Each section includes explanations, code, and output visualizations.

## Assignment 1: Working with NumPy

**Objective:** Understand the basics of NumPy, array creation, and manipulation.

### Step 1: Import and Setup

In [None]:
import numpy as np
print('NumPy imported successfully!')

### 1. Create a 1D NumPy array with integers from 1 to 20 and perform operations

In [None]:
# Create a 1D array
arr = np.arange(1, 21)
print("Array:", arr)

# Compute statistics
print("Sum:", np.sum(arr))
print("Mean:", np.mean(arr))
print("Median:", np.median(arr))
print("Standard Deviation:", np.std(arr))

# Find indices of elements > 10
indices = np.where(arr > 10)
print("Indices of elements greater than 10:", indices)

### 2. Create a 2D NumPy array of shape 4x4 with numbers 1–16

In [None]:
arr2d = np.arange(1, 17).reshape(4, 4)
print("4x4 Array:\n", arr2d)

# Transpose
print("\nTranspose:\n", arr2d.T)

# Row-wise and column-wise sums
print("\nRow-wise sums:", np.sum(arr2d, axis=1))
print("Column-wise sums:", np.sum(arr2d, axis=0))

### 3. Create two 3x3 arrays of random integers (1–20) and perform arithmetic operations

In [None]:
A = np.random.randint(1, 21, (3,3))
B = np.random.randint(1, 21, (3,3))

print("Matrix A:\n", A)
print("Matrix B:\n", B)

# Element-wise operations
print("\nA + B =\n", A + B)
print("\nA - B =\n", A - B)
print("\nA * B =\n", A * B)

# Dot product
print("\nDot Product (A.B) =\n", np.dot(A, B))

### 4. Reshape a 1D array of size 12 into a 3x4 2D array and slice first 2 rows and last 2 columns

In [None]:
arr_1d = np.arange(1, 13)
arr_2d = arr_1d.reshape(3, 4)
print("Original 3x4 array:\n", arr_2d)

# Slice first 2 rows and last 2 columns
sliced = arr_2d[:2, -2:]
print("\nSliced array (first 2 rows, last 2 columns):\n", sliced)

## Assignment 2: Working with Pandas

**Objective:** Learn to create and manipulate DataFrames for data analysis.

In [None]:
import pandas as pd
print('Pandas imported successfully!')

### 1. Create a DataFrame with employee data

In [None]:
data = {
    'Name': ['Alice', 'Bob', 'Charlie', 'Diana', 'Eve'],
    'Age': [24, 27, 22, 32, 29],
    'Department': ['HR', 'Finance', 'IT', 'Marketing', 'HR'],
    'Salary': [45000, 54000, 50000, 62000, 47000]
}

df = pd.DataFrame(data)
print(df)

# Summary statistics
print("\nSummary Statistics (Age and Salary):")
print(df[['Age', 'Salary']].describe())

# Average salary of HR employees
avg_hr_salary = df[df['Department'] == 'HR']['Salary'].mean()
print("\nAverage HR Salary:", avg_hr_salary)

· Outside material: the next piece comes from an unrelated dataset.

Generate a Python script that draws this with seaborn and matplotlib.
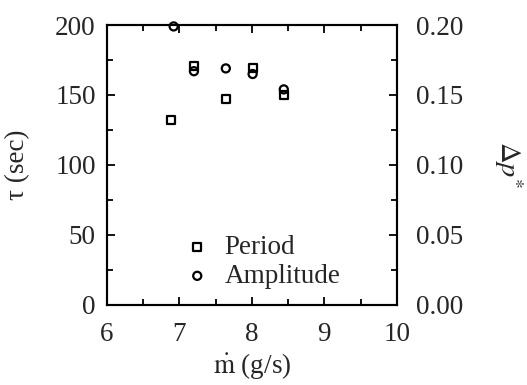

### 2. Add a new column 'Bonus' (10% of Salary)

In [None]:
df['Bonus'] = df['Salary'] * 0.10
print(df)

### 3. Filter employees aged between 25 and 30

In [None]:
filtered_df = df[(df['Age'] >= 25) & (df['Age'] <= 30)]
print(filtered_df)

### 4. Group by Department and calculate average salary

In [None]:
grouped = df.groupby('Department')['Salary'].mean()
print(grouped)

### 5. Sort by Salary and save to CSV

In [None]:
sorted_df = df.sort_values(by='Salary', ascending=True)
print(sorted_df)

# Save to CSV file
sorted_df.to_csv('sorted_employees.csv', index=False)
print("\nCSV file 'sorted_employees.csv' created successfully!")

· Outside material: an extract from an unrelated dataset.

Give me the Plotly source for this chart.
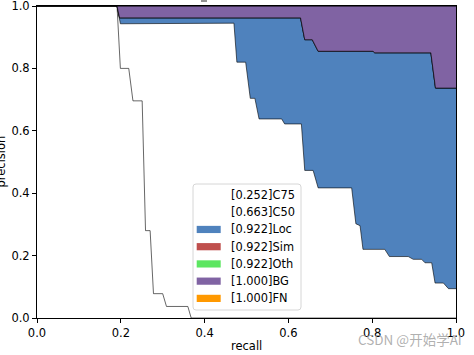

## Assignment 3: Working with Matplotlib

**Objective:** Practice data visualization techniques for better data representation.

In [None]:
import matplotlib.pyplot as plt
print('Matplotlib imported successfully!')

### 1. Line Plot

In [None]:
x = [1, 2, 3, 4, 5]
y = [10, 15, 25, 30, 50]

plt.plot(x, y, marker='o', linestyle='-', color='b')
plt.title('Simple Line Plot')
plt.xlabel('X-axis')
plt.ylabel('Y-axis')
plt.grid(True)
plt.show()

### 2. Bar Graph for Student Marks

In [None]:
students = ['John', 'Jane', 'Alice', 'Bob']
marks = [75, 85, 60, 90]

plt.bar(students, marks, color=['skyblue', 'orange', 'green', 'purple'])
plt.title('Student Marks in a Subject')
plt.xlabel('Students')
plt.ylabel('Marks')
plt.show()

### 3. Pie Chart for Revenue Distribution

In [None]:
regions = ['North America', 'Europe', 'Asia', 'Others']
revenue = [45, 25, 20, 10]

explode = [0.1 if r == max(revenue) else 0 for r in revenue]

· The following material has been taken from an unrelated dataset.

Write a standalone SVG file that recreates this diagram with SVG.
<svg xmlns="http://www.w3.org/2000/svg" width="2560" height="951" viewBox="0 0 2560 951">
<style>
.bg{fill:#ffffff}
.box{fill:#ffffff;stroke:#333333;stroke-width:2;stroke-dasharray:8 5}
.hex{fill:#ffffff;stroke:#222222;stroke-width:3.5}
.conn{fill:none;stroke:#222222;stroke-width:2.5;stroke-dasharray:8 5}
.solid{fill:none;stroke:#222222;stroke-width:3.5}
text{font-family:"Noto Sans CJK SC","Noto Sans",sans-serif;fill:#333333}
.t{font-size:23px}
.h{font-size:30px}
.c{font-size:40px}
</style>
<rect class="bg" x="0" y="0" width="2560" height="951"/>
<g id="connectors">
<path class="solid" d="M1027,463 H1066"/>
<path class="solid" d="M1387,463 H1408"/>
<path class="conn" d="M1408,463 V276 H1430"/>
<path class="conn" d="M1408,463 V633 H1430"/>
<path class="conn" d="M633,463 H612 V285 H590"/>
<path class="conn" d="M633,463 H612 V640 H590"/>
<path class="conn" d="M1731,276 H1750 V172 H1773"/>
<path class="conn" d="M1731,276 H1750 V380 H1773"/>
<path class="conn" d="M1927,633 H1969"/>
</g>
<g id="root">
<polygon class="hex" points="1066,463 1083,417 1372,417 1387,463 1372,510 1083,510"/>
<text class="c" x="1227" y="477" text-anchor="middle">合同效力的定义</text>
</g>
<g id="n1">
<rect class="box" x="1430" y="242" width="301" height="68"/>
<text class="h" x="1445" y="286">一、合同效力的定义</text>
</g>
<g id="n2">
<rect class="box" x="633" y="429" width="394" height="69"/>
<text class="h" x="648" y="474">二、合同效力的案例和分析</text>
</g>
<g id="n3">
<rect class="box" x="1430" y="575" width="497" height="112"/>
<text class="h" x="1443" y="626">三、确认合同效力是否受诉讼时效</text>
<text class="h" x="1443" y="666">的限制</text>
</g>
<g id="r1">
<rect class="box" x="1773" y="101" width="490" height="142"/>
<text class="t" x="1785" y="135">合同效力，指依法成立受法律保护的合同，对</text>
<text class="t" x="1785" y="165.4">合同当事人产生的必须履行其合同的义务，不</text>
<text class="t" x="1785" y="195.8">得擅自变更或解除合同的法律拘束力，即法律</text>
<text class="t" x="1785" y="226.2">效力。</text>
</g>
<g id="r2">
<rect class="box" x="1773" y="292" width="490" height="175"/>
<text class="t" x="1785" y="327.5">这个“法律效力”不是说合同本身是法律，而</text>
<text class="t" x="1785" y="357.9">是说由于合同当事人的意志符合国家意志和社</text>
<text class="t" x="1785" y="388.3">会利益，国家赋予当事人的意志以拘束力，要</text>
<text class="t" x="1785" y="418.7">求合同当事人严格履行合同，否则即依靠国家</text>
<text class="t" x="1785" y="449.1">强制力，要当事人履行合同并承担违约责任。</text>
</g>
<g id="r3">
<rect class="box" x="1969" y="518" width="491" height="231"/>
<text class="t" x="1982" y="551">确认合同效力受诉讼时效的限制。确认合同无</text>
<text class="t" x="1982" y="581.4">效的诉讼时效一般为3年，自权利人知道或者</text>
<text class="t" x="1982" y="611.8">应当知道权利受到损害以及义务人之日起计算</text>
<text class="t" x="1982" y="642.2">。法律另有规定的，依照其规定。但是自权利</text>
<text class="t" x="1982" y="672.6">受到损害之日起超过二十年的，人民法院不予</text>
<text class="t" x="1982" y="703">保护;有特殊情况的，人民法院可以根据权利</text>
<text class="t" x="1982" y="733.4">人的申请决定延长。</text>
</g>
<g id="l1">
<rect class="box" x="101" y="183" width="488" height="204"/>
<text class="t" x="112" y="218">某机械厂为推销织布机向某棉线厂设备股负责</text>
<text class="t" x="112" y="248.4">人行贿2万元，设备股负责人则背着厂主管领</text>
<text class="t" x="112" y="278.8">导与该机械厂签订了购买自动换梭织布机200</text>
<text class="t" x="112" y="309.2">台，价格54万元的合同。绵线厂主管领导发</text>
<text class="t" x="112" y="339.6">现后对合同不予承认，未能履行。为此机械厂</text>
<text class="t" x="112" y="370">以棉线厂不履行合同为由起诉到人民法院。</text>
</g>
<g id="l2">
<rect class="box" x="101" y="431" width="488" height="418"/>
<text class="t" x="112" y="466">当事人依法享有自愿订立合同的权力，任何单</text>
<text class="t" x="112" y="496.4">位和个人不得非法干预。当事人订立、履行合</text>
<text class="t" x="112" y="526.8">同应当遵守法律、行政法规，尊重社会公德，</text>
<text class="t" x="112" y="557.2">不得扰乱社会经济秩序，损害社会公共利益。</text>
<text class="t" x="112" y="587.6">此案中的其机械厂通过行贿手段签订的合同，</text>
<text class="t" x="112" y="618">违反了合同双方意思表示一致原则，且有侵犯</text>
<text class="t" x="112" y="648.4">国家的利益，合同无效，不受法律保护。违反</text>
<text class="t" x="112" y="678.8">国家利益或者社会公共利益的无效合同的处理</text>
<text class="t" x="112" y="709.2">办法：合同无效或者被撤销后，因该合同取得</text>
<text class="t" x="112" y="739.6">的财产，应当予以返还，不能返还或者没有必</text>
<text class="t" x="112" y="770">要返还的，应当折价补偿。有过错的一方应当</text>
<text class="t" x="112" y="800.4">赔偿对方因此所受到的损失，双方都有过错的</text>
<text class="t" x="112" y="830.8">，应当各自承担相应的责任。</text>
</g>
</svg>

plt.pie(revenue, labels=regions, autopct='%1.1f%%', startangle=90, explode=explode)
plt.title('Revenue Distribution by Region')
plt.show()

### 4. Histogram for Frequency Distribution

In [None]:
data = np.random.randint(1, 101, 1000)

plt.hist(data, bins=20, color='teal', edgecolor='black')
plt.title('Frequency Distribution of Random Integers')
plt.xlabel('Value')
plt.ylabel('Frequency')
plt.show()

### ✅ Summary
This notebook includes complete implementations of all three assignments:
1. NumPy operations
2. Pandas data manipulation
3. Matplotlib visualizations

You can run each cell to see the outputs and plots.